_GIVEN INFORMATION_:
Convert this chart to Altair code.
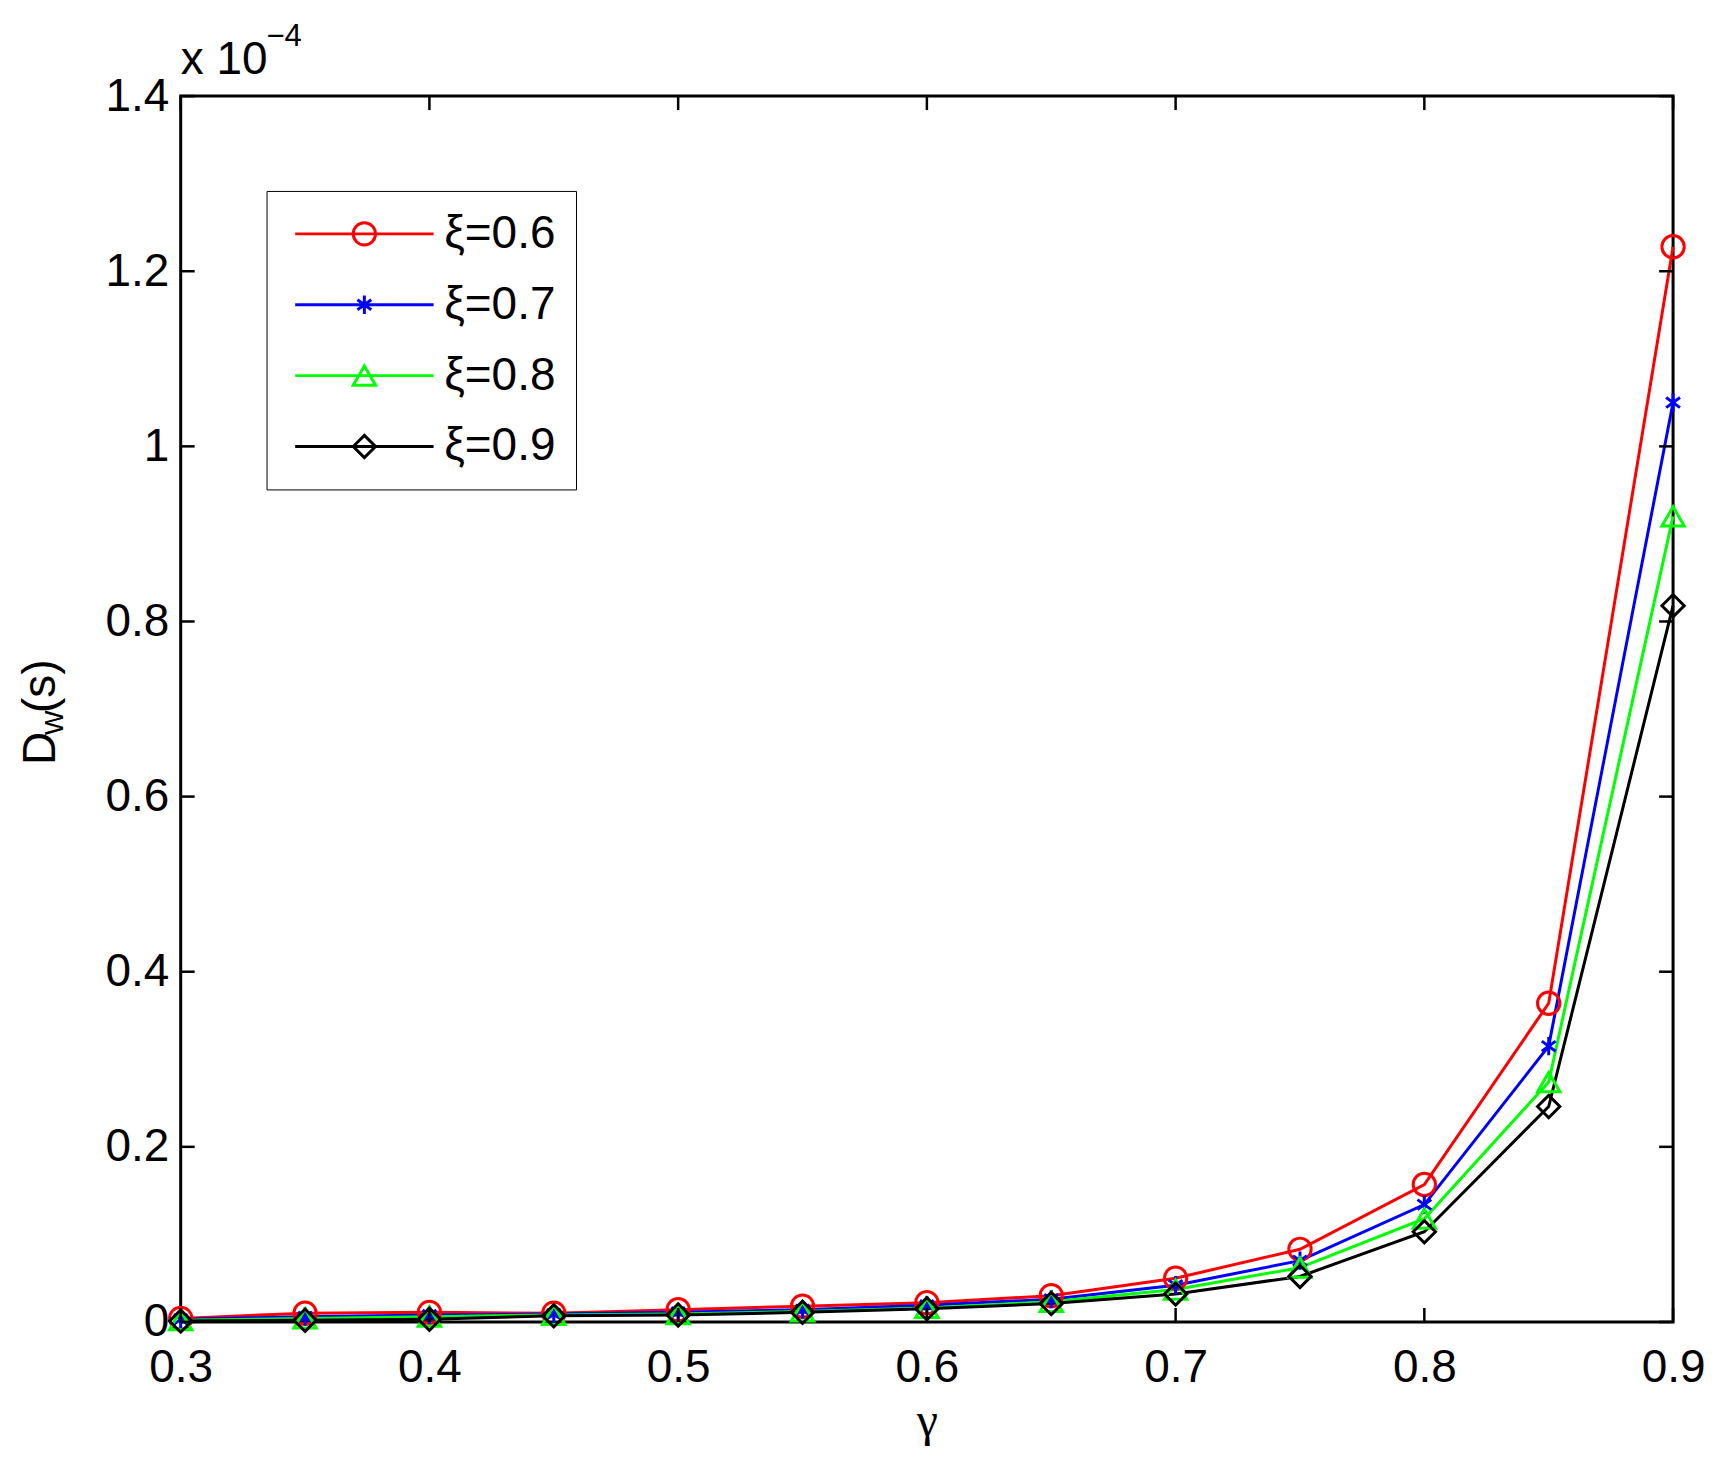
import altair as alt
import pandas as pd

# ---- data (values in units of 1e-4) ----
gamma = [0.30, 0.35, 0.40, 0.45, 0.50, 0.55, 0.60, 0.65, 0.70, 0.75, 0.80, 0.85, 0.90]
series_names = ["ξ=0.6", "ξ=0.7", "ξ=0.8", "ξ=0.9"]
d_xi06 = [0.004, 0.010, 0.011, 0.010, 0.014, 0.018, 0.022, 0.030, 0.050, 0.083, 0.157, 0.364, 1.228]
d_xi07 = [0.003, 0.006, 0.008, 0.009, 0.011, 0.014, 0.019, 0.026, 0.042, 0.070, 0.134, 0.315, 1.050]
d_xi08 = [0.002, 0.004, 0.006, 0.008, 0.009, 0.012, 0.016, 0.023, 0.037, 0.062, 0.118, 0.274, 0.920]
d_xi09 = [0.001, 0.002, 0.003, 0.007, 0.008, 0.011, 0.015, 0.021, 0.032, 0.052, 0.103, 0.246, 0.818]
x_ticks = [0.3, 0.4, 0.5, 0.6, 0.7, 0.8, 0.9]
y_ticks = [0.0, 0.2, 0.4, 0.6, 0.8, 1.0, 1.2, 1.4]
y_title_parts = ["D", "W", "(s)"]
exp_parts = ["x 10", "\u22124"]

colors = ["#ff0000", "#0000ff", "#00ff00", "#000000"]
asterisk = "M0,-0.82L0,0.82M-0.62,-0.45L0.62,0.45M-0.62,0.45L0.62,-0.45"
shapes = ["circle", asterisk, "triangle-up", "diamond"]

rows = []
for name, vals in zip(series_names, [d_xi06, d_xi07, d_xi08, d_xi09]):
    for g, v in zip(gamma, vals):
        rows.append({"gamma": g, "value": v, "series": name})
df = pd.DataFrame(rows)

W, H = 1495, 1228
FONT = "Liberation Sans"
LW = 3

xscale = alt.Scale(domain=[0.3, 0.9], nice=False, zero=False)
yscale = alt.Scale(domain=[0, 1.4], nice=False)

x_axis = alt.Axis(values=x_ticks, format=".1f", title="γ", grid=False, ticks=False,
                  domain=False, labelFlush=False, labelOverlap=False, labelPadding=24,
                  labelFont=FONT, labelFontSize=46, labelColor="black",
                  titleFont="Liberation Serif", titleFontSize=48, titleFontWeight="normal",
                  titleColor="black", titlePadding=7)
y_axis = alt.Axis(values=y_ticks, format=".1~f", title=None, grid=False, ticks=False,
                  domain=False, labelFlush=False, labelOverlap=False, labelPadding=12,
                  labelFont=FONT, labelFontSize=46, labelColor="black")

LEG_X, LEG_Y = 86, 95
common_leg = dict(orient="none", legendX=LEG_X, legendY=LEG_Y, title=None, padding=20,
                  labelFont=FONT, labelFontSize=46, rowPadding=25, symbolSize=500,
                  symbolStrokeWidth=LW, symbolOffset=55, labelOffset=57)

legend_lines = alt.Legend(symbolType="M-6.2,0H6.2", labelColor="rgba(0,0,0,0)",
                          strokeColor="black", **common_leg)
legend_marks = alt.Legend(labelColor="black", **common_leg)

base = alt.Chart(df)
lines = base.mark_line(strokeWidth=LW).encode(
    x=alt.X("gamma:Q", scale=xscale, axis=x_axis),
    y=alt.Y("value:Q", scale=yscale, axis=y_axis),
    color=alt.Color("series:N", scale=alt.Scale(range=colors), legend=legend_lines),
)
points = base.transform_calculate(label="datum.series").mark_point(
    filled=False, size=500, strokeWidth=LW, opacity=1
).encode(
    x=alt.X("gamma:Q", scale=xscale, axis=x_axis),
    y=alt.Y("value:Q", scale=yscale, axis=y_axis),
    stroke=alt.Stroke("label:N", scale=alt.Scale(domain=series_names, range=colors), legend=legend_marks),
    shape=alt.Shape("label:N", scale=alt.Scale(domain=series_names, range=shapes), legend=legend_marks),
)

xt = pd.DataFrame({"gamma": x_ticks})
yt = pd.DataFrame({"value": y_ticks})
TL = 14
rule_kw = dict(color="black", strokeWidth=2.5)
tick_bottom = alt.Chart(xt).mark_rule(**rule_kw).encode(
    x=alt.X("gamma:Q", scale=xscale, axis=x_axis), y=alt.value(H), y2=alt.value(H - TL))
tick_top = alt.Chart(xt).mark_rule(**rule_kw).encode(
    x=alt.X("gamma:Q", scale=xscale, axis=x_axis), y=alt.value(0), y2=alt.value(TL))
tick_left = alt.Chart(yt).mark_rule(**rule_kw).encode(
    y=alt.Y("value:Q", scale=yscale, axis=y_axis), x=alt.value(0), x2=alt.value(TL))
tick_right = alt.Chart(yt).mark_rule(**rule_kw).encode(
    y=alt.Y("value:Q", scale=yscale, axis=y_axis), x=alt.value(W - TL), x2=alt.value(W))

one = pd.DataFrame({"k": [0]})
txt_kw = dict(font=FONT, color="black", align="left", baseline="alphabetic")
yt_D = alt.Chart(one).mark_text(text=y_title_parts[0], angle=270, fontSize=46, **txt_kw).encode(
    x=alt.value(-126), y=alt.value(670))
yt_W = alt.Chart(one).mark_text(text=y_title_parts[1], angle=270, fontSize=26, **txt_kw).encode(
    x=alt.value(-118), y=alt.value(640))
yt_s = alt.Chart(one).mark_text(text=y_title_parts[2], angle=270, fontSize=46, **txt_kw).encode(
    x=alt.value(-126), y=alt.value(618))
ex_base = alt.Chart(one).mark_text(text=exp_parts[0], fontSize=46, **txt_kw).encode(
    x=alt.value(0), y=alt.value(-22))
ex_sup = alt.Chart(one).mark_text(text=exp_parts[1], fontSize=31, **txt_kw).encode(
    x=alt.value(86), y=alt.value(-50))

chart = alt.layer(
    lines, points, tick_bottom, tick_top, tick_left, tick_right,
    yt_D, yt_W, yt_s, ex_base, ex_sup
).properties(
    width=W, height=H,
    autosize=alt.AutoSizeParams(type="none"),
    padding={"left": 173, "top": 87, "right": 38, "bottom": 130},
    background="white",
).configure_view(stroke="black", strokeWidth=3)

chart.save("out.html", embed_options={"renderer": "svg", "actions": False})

_SHORT PROBLEM_: Make an exact copy of the lines from the top of the material through the line with "yscale = alt.Scale(domain=[0, 1.4], nice=False)", pictures excluded.

_ANSWER IN FULL_:
Convert this chart to Altair code.
import altair as alt
import pandas as pd

# ---- data (values in units of 1e-4) ----
gamma = [0.30, 0.35, 0.40, 0.45, 0.50, 0.55, 0.60, 0.65, 0.70, 0.75, 0.80, 0.85, 0.90]
series_names = ["ξ=0.6", "ξ=0.7", "ξ=0.8", "ξ=0.9"]
d_xi06 = [0.004, 0.010, 0.011, 0.010, 0.014, 0.018, 0.022, 0.030, 0.050, 0.083, 0.157, 0.364, 1.228]
d_xi07 = [0.003, 0.006, 0.008, 0.009, 0.011, 0.014, 0.019, 0.026, 0.042, 0.070, 0.134, 0.315, 1.050]
d_xi08 = [0.002, 0.004, 0.006, 0.008, 0.009, 0.012, 0.016, 0.023, 0.037, 0.062, 0.118, 0.274, 0.920]
d_xi09 = [0.001, 0.002, 0.003, 0.007, 0.008, 0.011, 0.015, 0.021, 0.032, 0.052, 0.103, 0.246, 0.818]
x_ticks = [0.3, 0.4, 0.5, 0.6, 0.7, 0.8, 0.9]
y_ticks = [0.0, 0.2, 0.4, 0.6, 0.8, 1.0, 1.2, 1.4]
y_title_parts = ["D", "W", "(s)"]
exp_parts = ["x 10", "\u22124"]

colors = ["#ff0000", "#0000ff", "#00ff00", "#000000"]
asterisk = "M0,-0.82L0,0.82M-0.62,-0.45L0.62,0.45M-0.62,0.45L0.62,-0.45"
shapes = ["circle", asterisk, "triangle-up", "diamond"]

rows = []
for name, vals in zip(series_names, [d_xi06, d_xi07, d_xi08, d_xi09]):
    for g, v in zip(gamma, vals):
        rows.append({"gamma": g, "value": v, "series": name})
df = pd.DataFrame(rows)

W, H = 1495, 1228
FONT = "Liberation Sans"
LW = 3

xscale = alt.Scale(domain=[0.3, 0.9], nice=False, zero=False)
yscale = alt.Scale(domain=[0, 1.4], nice=False)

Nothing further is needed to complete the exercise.